Professor Hogan understood how important it was for academic economists to engage with their counterparts in the private and public sectors; an approach which, while more common now, was much rarer then. The current housing market issues Australia is grappling with represent precisely the kind of practical problem that would benefit from more of this kind of cross-communication between academia, industry practitioners and policymakers. Besa made a point of acknowledging one of Professor Hogan’s colleagues, the late Associate Professor Judy Yates – a housing market expert – and a mentor to many economists in Australia over the years. The School offers the Judith Yates Essay Prize in Economics, and is awarded for the best annual essay exploring the topic of unmet societal needs. 

Housing market challenges

Housing ownership rates have fallen significantly over the last 30 years.  This fall in the proportion of households without a mortgage has been particularly stark, falling from 42.5% in 1996 to under 30% in 2020, particularly affecting younger age groups, (mostly 25-34 and 35-44 year olds). It is important to note that this is before the latest significant upswing in house prices and interest rates. Mortgages take longer to get and once obtained longer to pay off.

Looking across generations, each successive birth cohort has suffered a lower rate of home ownership (whether with a mortgage or without). This deficit survives throughout the life cycle whereby subsequent generations on average do not catch up to the home ownership rates enjoyed by their predecessors. Intergenerational inequity in perpetuated.

What has driven these changes in home ownership?

  • Household income has failed to keep pace with rises in property values. The stratospheric rise in house prices has affected all households, but incomes of richer households have risen at a much faster rate than those at the lower end of the distribution.  
  • The result is that while housing has become slightly less affordable for the richest households, it has become drastically less affordable for the poorest. Australia has one of the highest levels of household debt in the world.  
  • Supply of new dwellings have not kept pace with booming migration levels.
  • Public and social housing, which in the past may have been expected to pick up some of this slack, has collapsed.  The inevitable result has been increased homelessness.

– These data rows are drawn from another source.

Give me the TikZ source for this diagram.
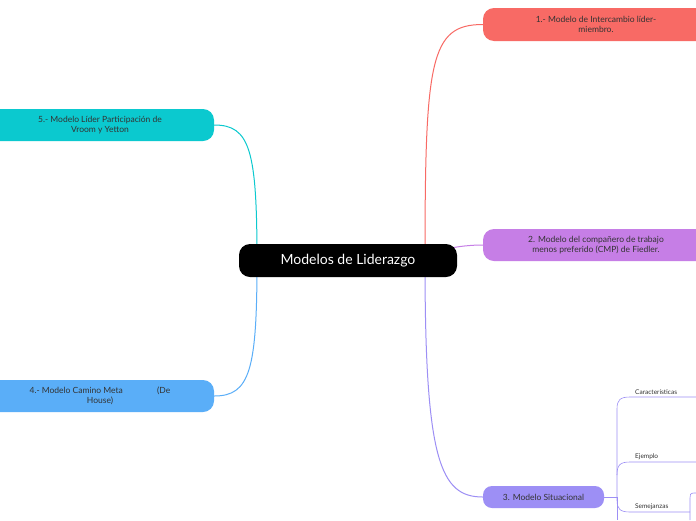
\documentclass[tikz,border=0pt]{standalone}
\usepackage{fontspec}
\setmainfont{Lato}
\usetikzlibrary{backgrounds}
\begin{document}
\begin{tikzpicture}[x=1pt,y=-1pt,
 box/.style={rounded corners=11pt,minimum height=32pt,align=center,font=\fontsize{8.5}{10}\selectfont,text=black!80},
 con/.style={line width=1pt},
 sub/.style={font=\fontsize{6.5}{7}\selectfont,text=black!80,anchor=south west,inner sep=1pt}]
\useasboundingbox (0,0) rectangle (696,520);
\definecolor{cr}{HTML}{F86A65}\definecolor{cp}{HTML}{C67EE6}\definecolor{cl}{HTML}{9D8FF5}
\definecolor{ct}{HTML}{0BC9CF}\definecolor{cb}{HTML}{5AAEF8}
\node[box,fill=black,text=white,minimum width=218pt,minimum height=33pt,font=\fontsize{14}{16}\selectfont] (c) at (348,260.5) {Modelos de Liderazgo};
\node[box,fill=cr,minimum width=226pt,minimum height=33pt] (n1) at (596,24.5) {1.- Modelo de Intercambio líder-\\miembro.};
\node[box,fill=cp,minimum width=226pt] (n2) at (596,245) {2. Modelo del compañero de trabajo\\menos preferido (CMP) de Fiedler.};
\node[box,fill=cl,minimum width=121pt,minimum height=22pt,rounded corners=9pt] (n3) at (543.5,497) {3. Modelo Situacional};
\node[box,fill=ct,minimum width=228pt] (n5) at (100,125) {5.- Modelo Líder Participación de\\Vroom y Yetton};
\node[box,fill=cb,minimum width=228pt] (n4) at (100,396) {4.- Modelo Camino Meta \hspace{30pt} (De\\House)};
\begin{scope}[on background layer]
\fill[white] (0,0) rectangle (696,520);
\coordinate (r) at (425,261); \coordinate (l) at (257,261);
\draw[con,cr] (r) .. controls (425,60) and (430,24.5) .. (n1.west);
\draw[con,cp] (r) .. controls (430,250) and (460,245) .. (n2.west);
\draw[con,cl] (r) .. controls (425,460) and (440,497) .. (n3.west);
\draw[con,ct] (l) .. controls (257,150) and (250,125) .. (n5.east);
\draw[con,cb] (l) .. controls (257,370) and (250,396) .. (n4.east);
\end{scope}
\coordinate (s) at (617,497);
\draw[cl,line width=0.6pt] (n3.east) -- (s);
\coordinate (e1) at (696,397); \coordinate (e2) at (696,462); \coordinate (e3) at (690,512);
\draw[cl,line width=0.6pt] (s) -- (617,409) .. controls (617,400) and (620,397) .. (630,397) -- (e1);
\draw[cl,line width=0.6pt] (617,475) .. controls (617,465) and (620,462) .. (630,462) -- (e2);
\draw[cl,line width=0.6pt] (617,497) -- (617,500) .. controls (617,509) and (620,512) .. (630,512) -- (e3);
\draw[cl,line width=0.6pt] (617,497) -- (617,520);
\draw[cl,line width=0.6pt] (696,493) -- (694,493) .. controls (690,493) and (690,495) .. (690,498) -- (690,520);
\node[sub] (t1) at (634,396) {Características};
\node[sub] (t2) at (634,461) {Ejemplo};
\node[sub] (t3) at (634,511) {Semejanzas};
\end{tikzpicture}
\end{document}
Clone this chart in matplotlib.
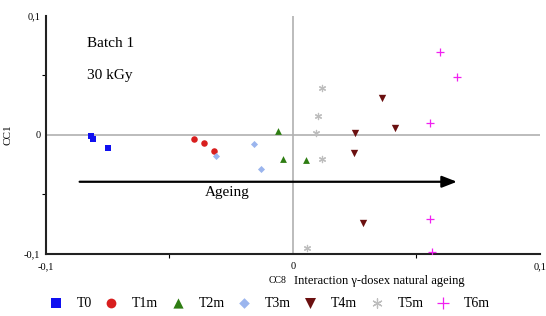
import numpy as np
from matplotlib import pyplot as plt
from matplotlib.ticker import FuncFormatter, MultipleLocator

plt.rcParams['font.family'] = ['Liberation Serif', 'DejaVu Serif']

# scores (CC8, CC1)
t0_x = [-0.0819, -0.0810, -0.0750]
t0_y = [-0.0008, -0.0030, -0.0107]
t1_x = [-0.0399, -0.0359, -0.0321]
t1_y = [-0.0030, -0.0065, -0.0134]
t2_x = [-0.0060, -0.0040, 0.0051]
t2_y = [0.0034, -0.0204, -0.0210]
t3_x = [-0.0313, -0.0157, -0.0129]
t3_y = [-0.0176, -0.0076, -0.0288]
t4_x = [0.0360, 0.0411, 0.0251, 0.0249, 0.0282]
t4_y = [0.0308, 0.0061, 0.0019, -0.0149, -0.0742]
t5_x = [0.0118, 0.0102, 0.0092, 0.0116, 0.0055]
t5_y = [0.0392, 0.0160, 0.0019, -0.0204, -0.0952]
t6_x = [0.0596, 0.0663, 0.0554, 0.0554, 0.0563]
t6_y = [0.0695, 0.0490, 0.0103, -0.0708, -0.0980]

labels = ['T0', 'T1m', 'T2m', 'T3m', 'T4m', 'T5m', 'T6m']
xs = [t0_x, t1_x, t2_x, t3_x, t4_x, t5_x, t6_x]
ys = [t0_y, t1_y, t2_y, t3_y, t4_y, t5_y, t6_y]
colors = ['#1010f0', '#d81e1e', '#2e7d12', '#9bb5ee', '#6b1010', '#bdbdbd', '#f020f0']
markers = ['s', 'o', '^', 'D', 'v', (6, 2, 0), '+']
sizes = [20, 22, 24, 13, 28, 20, 28]

fig = plt.figure(figsize=(5.46, 3.16), dpi=100)
ax = fig.add_axes([0.0842, 0.1962, 0.9048, 0.7532])

ax.axhline(0, color='#b0b0b0', lw=1.2, zorder=1)
ax.axvline(0, color='#b0b0b0', lw=1.2, zorder=1)

for i in range(len(labels)):
    lw = 0.9 if i >= 5 else 0
    ax.scatter(xs[i], ys[i], s=sizes[i], c=colors[i], marker=markers[i],
               linewidths=lw, label=labels[i], zorder=3)

ax.annotate('', xy=(0.0675, -0.0393), xytext=(-0.0875, -0.0393),
            arrowprops=dict(arrowstyle='-|>,head_length=0.9,head_width=0.35',
                            color='black', lw=1.6))
ax.text(-0.0266, -0.0487, 'Ageing', fontsize=11, ha='center', va='center')
ax.text(-0.0835, 0.0765, 'Batch 1', fontsize=11, ha='left', va='center')
ax.text(-0.0835, 0.0500, '30 kGy', fontsize=11, ha='left', va='center')

ax.set_xlim(-0.1, 0.1)
ax.set_ylim(-0.1, 0.1)
for s in ['top', 'right']:
    ax.spines[s].set_visible(False)
for s in ['left', 'bottom']:
    ax.spines[s].set_linewidth(1.5)
    ax.spines[s].set_color('#222222')

fmt = FuncFormatter(lambda v, p: ('%g' % round(v, 3)).replace('.', ','))
ax.xaxis.set_major_locator(MultipleLocator(0.1))
ax.yaxis.set_major_locator(MultipleLocator(0.1))
ax.xaxis.set_minor_locator(MultipleLocator(0.05))
ax.yaxis.set_minor_locator(MultipleLocator(0.05))
ax.xaxis.set_major_formatter(fmt)
ax.yaxis.set_major_formatter(fmt)
ax.tick_params(which='both', length=3, width=0.8, labelsize=7.5, pad=2)
ax.tick_params(axis='x', which='major', length=0, pad=6)
ax.tick_params(axis='y', which='major', length=0, pad=4)
fig.canvas.draw()
xt = ax.get_xticklabels()
xt[-1].set_horizontalalignment('right')

fig.text(0.492, 0.111, 'CC8', fontsize=7, ha='left', va='center')
fig.text(0.538, 0.111, 'Interaction γ-dosex natural ageing', fontsize=9,
         ha='left', va='center')
ax.set_ylabel('CC1', fontsize=8, labelpad=8)

fig.legend(loc='center', bbox_to_anchor=(0.493, 0.041), ncol=7, frameon=False,
           fontsize=10, handlelength=1.0, handletextpad=1.0, columnspacing=0.9,
           scatterpoints=1, markerscale=1.5)

plt.savefig('out.png', dpi=100)
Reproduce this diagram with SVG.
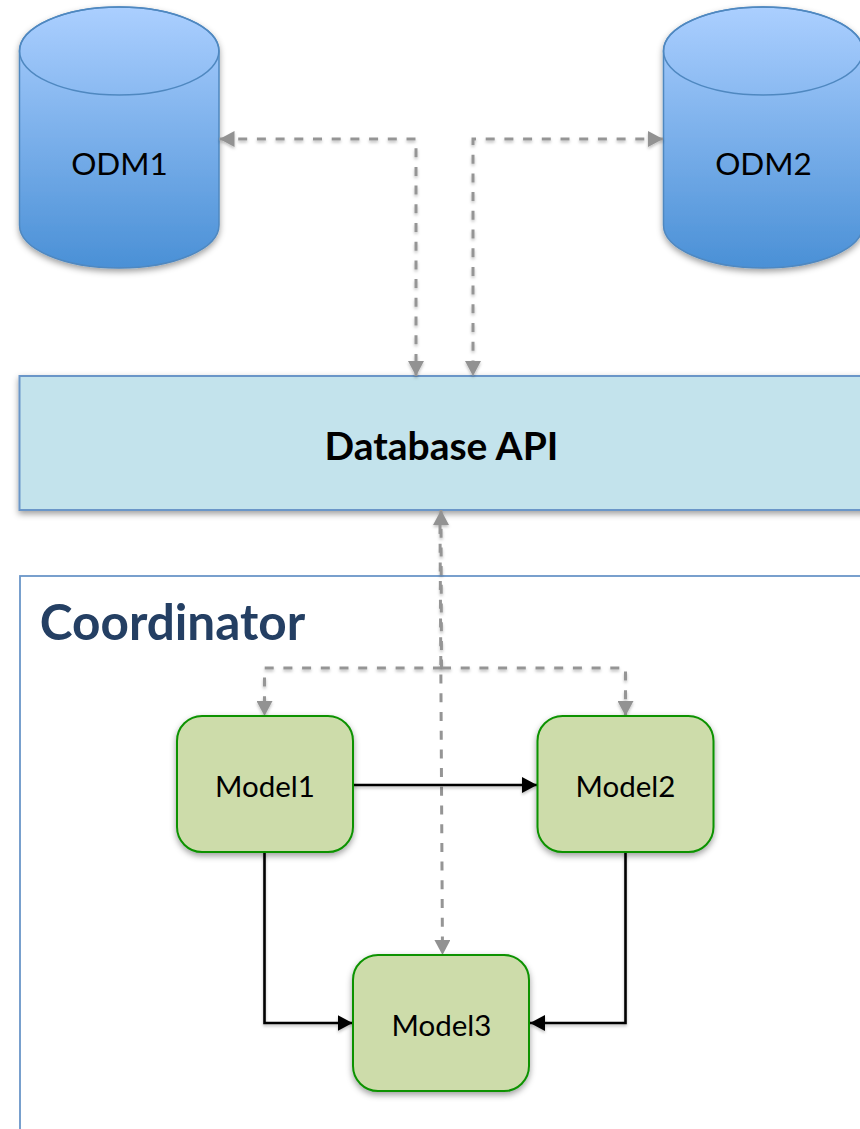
<svg xmlns="http://www.w3.org/2000/svg" width="860" height="1129" viewBox="0 0 860 1129">
<style>
text{font-family:"Lato","Open Sans","Liberation Sans",sans-serif;text-anchor:middle;fill:#000}
.cyl{fill:url(#cg);stroke:#4f88c0;stroke-width:1.5}
.cap{fill:none;stroke:#4f88c0;stroke-width:1.5}
.model{fill:#cddcaa;stroke:#0a9200;stroke-width:2;filter:url(#sh)}
.dash{fill:none;stroke:#959595;stroke-width:3;stroke-dasharray:9 9.7}
.solid{fill:none;stroke:#000;stroke-width:2.6}
.lbl{font-size:31.500px}
.mlbl{font-size:29.500px}
</style>
<defs>
<linearGradient id="cg" x1="0" y1="0" x2="0" y2="1"><stop offset="0" stop-color="#abcfff"/><stop offset="1" stop-color="#4a90d6"/></linearGradient>
<filter id="sh" x="-10%" y="-10%" width="120%" height="125%"><feDropShadow dx="0" dy="3" stdDeviation="3" flood-color="#000" flood-opacity="0.38"/></filter>
<filter id="ls" filterUnits="userSpaceOnUse" x="0" y="0" width="860" height="1129"><feDropShadow dx="0" dy="2" stdDeviation="1.5" flood-color="#000" flood-opacity="0.25"/></filter>
<marker id="ga" markerUnits="userSpaceOnUse" markerWidth="16" markerHeight="16" refX="15" refY="8" orient="auto-start-reverse"><path d="M0 0L15 8L0 16Z" fill="#929292"/></marker>
<marker id="ka" markerUnits="userSpaceOnUse" markerWidth="16" markerHeight="16" refX="15" refY="8" orient="auto"><path d="M0 0L15 8L0 16Z" fill="#000"/></marker>
</defs>
<g id="odm1">
<path class="cyl" filter="url(#sh)" d="M19.5 51V225C19.5 249 64 268 119 268S219 249 219 225V51C219 27 174 7 119 7S19.5 27 19.5 51Z"/>
<ellipse class="cap" cx="119.2" cy="51" rx="99.7" ry="44"/>
<text class="lbl" x="119.500" y="175">ODM1</text>
</g>
<g id="odm2">
<path class="cyl" filter="url(#sh)" d="M663.5 51V225C663.5 249 708 268 763 268S863 249 863 225V51C863 27 818 7 763 7S663.5 27 663.5 51Z"/>
<ellipse class="cap" cx="763.2" cy="51" rx="99.7" ry="44"/>
<text class="lbl" x="763.500" y="175">ODM2</text>
</g>
<g id="database-api">
<rect x="19.5" y="376" width="860" height="134" fill="#c3e3ec" stroke="#6a96c8" stroke-width="2" filter="url(#sh)"/>
<text x="441.500" y="460" font-size="39" font-weight="700">Database API</text>
</g>
<g id="coordinator">
<rect x="20" y="576" width="860" height="600" fill="#fff" stroke="#6a96c8" stroke-width="1.8"/>
<text x="172.500" y="640" font-size="49.500" font-weight="700" style="fill:#243f63">Coordinator</text>
</g>
<g id="connectors">
<path class="dash" filter="url(#ls)" marker-start="url(#ga)" marker-end="url(#ga)" d="M219.5 139H416V376"/>
<path class="dash" filter="url(#ls)" marker-start="url(#ga)" marker-end="url(#ga)" d="M663 139H473V376"/>
<path class="dash" filter="url(#ls)" marker-start="url(#ga)" d="M441 510L441.500 668"/>
<path class="dash" filter="url(#ls)" marker-end="url(#ga)" d="M442 668H264.500V716"/>
<path class="dash" filter="url(#ls)" marker-end="url(#ga)" d="M442 668H625.500V716"/>
<path class="dash" marker-end="url(#ga)" d="M440 525L442.500 955"/>
<path class="solid" filter="url(#ls)" marker-end="url(#ka)" d="M353 785H537"/>
<path class="solid" filter="url(#ls)" marker-end="url(#ka)" d="M264.500 852V1023H352.500"/>
<path class="solid" filter="url(#ls)" marker-end="url(#ka)" d="M625.500 852V1023H530"/>
</g>
<g id="model1"><rect class="model" x="177" y="716" width="176" height="136" rx="25"/><text class="mlbl" x="265" y="797">Model1</text></g>
<g id="model2"><rect class="model" x="537.500" y="716" width="176" height="136" rx="25"/><text class="mlbl" x="625.500" y="797">Model2</text></g>
<g id="model3"><rect class="model" x="353" y="955" width="176" height="136" rx="25"/><text class="mlbl" x="441.500" y="1036">Model3</text></g>
</svg>
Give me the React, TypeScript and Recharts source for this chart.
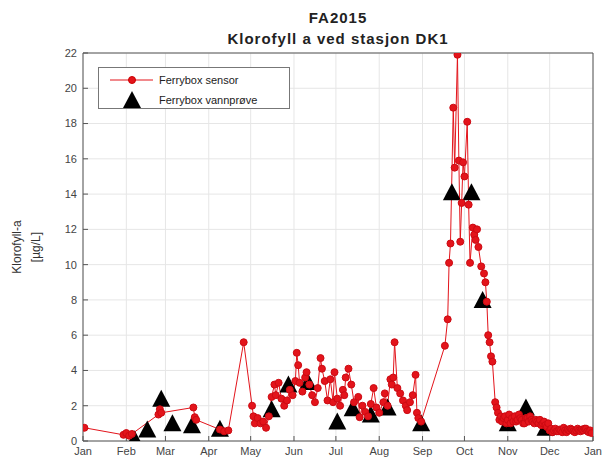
import React from 'react'
import {
  ComposedChart,
  Line,
  Scatter,
  XAxis,
  YAxis,
  CartesianGrid,
  Legend,
} from 'recharts'

// Ferrybox sensor series: day of year and chlorophyll (µg/L)
const sensorDay = [
  1, 29, 31, 33, 35, 54, 55, 56, 79, 80, 81, 98, 101, 104, 115, 121, 122, 123, 125, 127,
  129, 131, 133, 135, 137, 138, 140, 142, 144, 146, 148, 150, 152, 153, 154, 155, 157, 159,
  160, 162, 164, 166, 168, 170, 171, 173, 175, 177, 179, 180, 182, 184, 186, 187, 188, 190,
  192, 194, 197, 198, 200, 202, 204, 206, 208, 210, 212, 215, 216, 218, 220, 221, 222, 223,
  225, 227, 229, 231, 232, 234, 236, 238, 239, 240, 242, 259, 261, 262, 263, 265, 266, 268,
  269, 270, 271, 272, 273, 275, 276, 277, 279, 280, 281, 282, 283, 285, 287, 288, 289, 290,
  291, 292, 293, 295, 296, 297, 298, 299, 300, 301, 302, 303, 304, 305, 306, 307, 308, 309,
  310, 311, 312, 313, 314, 315, 316, 317, 318, 319, 320, 321, 322, 323, 324, 325, 326, 327,
  328, 329, 330, 331, 332, 333, 334, 335, 336, 337, 338, 339, 340, 341, 342, 343, 344, 345,
  346, 347, 348, 349, 350, 351, 352, 353, 354, 355, 356, 357, 358, 359, 360, 361, 362, 363,
  364,
]
const sensorChl = [
  0.75, 0.35, 0.45, 0.3, 0.4, 1.5, 1.8, 1.6, 1.9, 1.35, 1.2, 0.65, 0.55, 0.6, 5.6, 2.0, 1.4, 1.0, 1.3, 1.0,
  1.1, 0.75, 1.4, 2.5, 3.2, 2.6, 3.3, 2.4, 2.0, 2.3, 2.9, 2.6, 3.4, 5.0, 4.3, 3.3, 2.8, 3.6,
  3.9, 3.2, 2.6, 2.2, 3.0, 4.7, 4.1, 3.4, 2.3, 3.5, 2.2, 3.9, 2.4, 2.0, 2.9, 2.6, 3.6, 4.1,
  3.2, 2.2, 2.5, 1.35, 2.0, 1.65, 1.4, 2.1, 3.0, 1.9, 1.6, 2.2, 2.7, 2.0, 3.5, 3.2, 3.6, 5.6,
  3.0, 2.7, 2.3, 2.0, 1.75, 2.2, 2.6, 3.75, 1.6, 1.3, 1.1, 5.4, 6.9, 10.1, 11.2, 18.9, 15.5, 21.9,
  15.9, 11.3, 13.5, 15.8, 15.0, 18.1, 13.4, 10.1, 12.1, 11.7, 11.4, 12.0, 11.0, 9.9, 9.5, 9.0, 7.9, 6.0,
  5.6, 4.8, 4.5, 2.2, 1.9, 1.6, 1.2, 1.4, 1.1, 1.3, 1.4, 1.0, 1.2, 1.5, 1.0, 1.3, 1.1, 1.4,
  1.1, 1.2, 1.5, 1.3, 1.2, 1.0, 1.0, 1.3, 1.3, 1.1, 1.4, 1.2, 1.1, 1.0, 1.2, 1.1, 1.0, 1.2,
  0.9, 1.0, 1.1, 0.9, 0.8, 1.0, 0.6, 0.7, 0.5, 0.6, 0.7, 0.55, 0.55, 0.65, 0.6, 0.5, 0.75, 0.6,
  0.5, 0.65, 0.6, 0.7, 0.65, 0.55, 0.5, 0.6, 0.7, 0.6, 0.55, 0.65, 0.6, 0.7, 0.7, 0.55, 0.5, 0.6,
  0.45,
]

// Ferrybox water samples (vannprøve)
const sampleDay = [37, 46, 56, 64, 78, 98, 135, 147, 161, 182, 193, 206, 218, 242, 264, 278, 286, 304, 317, 331]
const sampleChl = [0.1, 0.65, 2.4, 1.0, 0.9, 0.7, 1.8, 3.2, 3.35, 1.1, 1.85, 1.5, 1.9, 1.0, 14.1, 14.1, 8.0, 1.0, 1.9, 0.75]

const monthTicks = [0, 31, 59, 90, 120, 151, 181, 212, 243, 273, 304, 334, 365]
const monthLabels = ['Jan', 'Feb', 'Mar', 'Apr', 'May', 'Jun', 'Jul', 'Aug', 'Sep', 'Oct', 'Nov', 'Dec', 'Jan']
const yTicks = [0, 2, 4, 6, 8, 10, 12, 14, 16, 18, 20, 22]

const sensor = sensorDay.map((d, i) => ({ day: d, chl: sensorChl[i] }))
const samples = sampleDay.map((d, i) => ({ day: d, chl: sampleChl[i] }))

const FONT = '"Liberation Sans", Arial, Helvetica, sans-serif'
const AXIS = '#555'
const RED = '#e3141b'

const nothing = () => null

const Triangle = (props: any) => {
  const { cx, cy } = props
  if (cx == null || cy == null) return null
  return <polygon points={`${cx},${cy - 9} ${cx - 9},${cy + 8} ${cx + 9},${cy + 8}`} fill="#000" />
}

const LegendBox = () => (
  <div
    style={{
      width: 192,
      height: 42,
      border: '1px solid #777',
      background: '#fff',
      fontFamily: FONT,
      fontSize: 11,
      color: '#222',
      boxSizing: 'border-box',
    }}
  >
    <div style={{ display: 'flex', alignItems: 'center', height: 20, marginTop: 2 }}>
      <svg width={60} height={20}>
        <line x1={11} y1={10} x2={54} y2={10} stroke={RED} strokeWidth={1} />
        <circle cx={33} cy={10} r={3.5} fill={RED} stroke="#c00" />
      </svg>
      <span>Ferrybox sensor</span>
    </div>
    <div style={{ display: 'flex', alignItems: 'center', height: 20 }}>
      <svg width={60} height={20}>
        <polygon points="33,1 24,18 42,18" fill="#000" />
      </svg>
      <span>Ferrybox vannprøve</span>
    </div>
  </div>
)

export default function App() {
  return (
    <div style={{ position: 'absolute', left: 0, top: 0, width: 607, height: 470, background: '#fff', fontFamily: FONT }}>
      <div style={{ position: 'absolute', left: 0, width: 676, top: 7, textAlign: 'center', fontWeight: 700, fontSize: 15, letterSpacing: 1, color: '#222', lineHeight: '21px' }}>
        <div>FA2015</div>
        <div>Klorofyll a ved stasjon DK1</div>
      </div>
      <div style={{ position: 'absolute', left: 27, top: 247, transform: 'translate(-50%, -50%) rotate(-90deg)', fontSize: 12, color: '#333', whiteSpace: 'nowrap', textAlign: 'center', lineHeight: '19px' }}>
        <div>Klorofyll-a</div>
        <div>[µg/L]</div>
      </div>
      <ComposedChart
        width={607}
        height={470}
        margin={{ top: 53, right: 14, bottom: 0, left: 50 }}
        style={{ position: 'absolute', left: 0, top: 0 }}
      >
        <CartesianGrid stroke="#e6e6e6" />
        {/* negative tick size turns the tick marks inward, box-style */}
        <XAxis
          dataKey="day"
          type="number"
          domain={[0, 365]}
          ticks={monthTicks}
          tickFormatter={(v: number) => monthLabels[monthTicks.indexOf(v)] ?? ''}
          height={29}
          stroke={AXIS}
          tickSize={-5}
          tickMargin={11}
          tick={{ fontSize: 11, fill: '#444' }}
          allowDataOverflow
        />
        <XAxis xAxisId="top" dataKey="day" orientation="top" type="number" domain={[0, 365]} ticks={monthTicks} mirror tick={false} tickSize={5} stroke={AXIS} allowDataOverflow />
        <YAxis
          type="number"
          domain={[0, 22]}
          ticks={yTicks}
          width={33}
          stroke={AXIS}
          tickSize={-5}
          tickMargin={11}
          tick={{ fontSize: 11, fill: '#444' }}
          allowDataOverflow
        />
        <YAxis yAxisId="right" orientation="right" type="number" domain={[0, 22]} ticks={yTicks} mirror tick={false} tickSize={5} stroke={AXIS} allowDataOverflow />
        <Legend
          content={() => <LegendBox />}
          layout="horizontal"
          verticalAlign="middle"
          wrapperStyle={{ position: 'absolute', left: 98, top: 67, width: 194 }}
        />
        <Line
          data={sensor}
          dataKey="chl"
          type="linear"
          stroke={RED}
          strokeWidth={1}
          dot={{ r: 3.5, fill: RED, stroke: '#cc0a12', strokeWidth: 1 }}
          isAnimationActive={false}
        />
        <Scatter data={samples} dataKey="chl" shape={Triangle} isAnimationActive={false} />
        {/* invisible copy bound to the top/right axes so they get a scale */}
        <Scatter data={samples} dataKey="chl" xAxisId="top" yAxisId="right" shape={nothing} legendType="none" isAnimationActive={false} />
      </ComposedChart>
    </div>
  )
}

Of course, there have been numerous winners from the rise in house prices – namely, older generations who were able to buy their houses when they were more affordable and then benefited from numerous generous tax breaks associated with home ownership and property investment. As Besa notes, this has, among other things, encouraged an inefficient use of the existing housing stock; numerous dwellings either lie empty or are under-occupied.  Significant tax breaks for housing investment appear not to have addressed this problem. 

It appears, therefore, that while Australia’s housing market has created significant wealth for some, it has also created significant wealth inequality.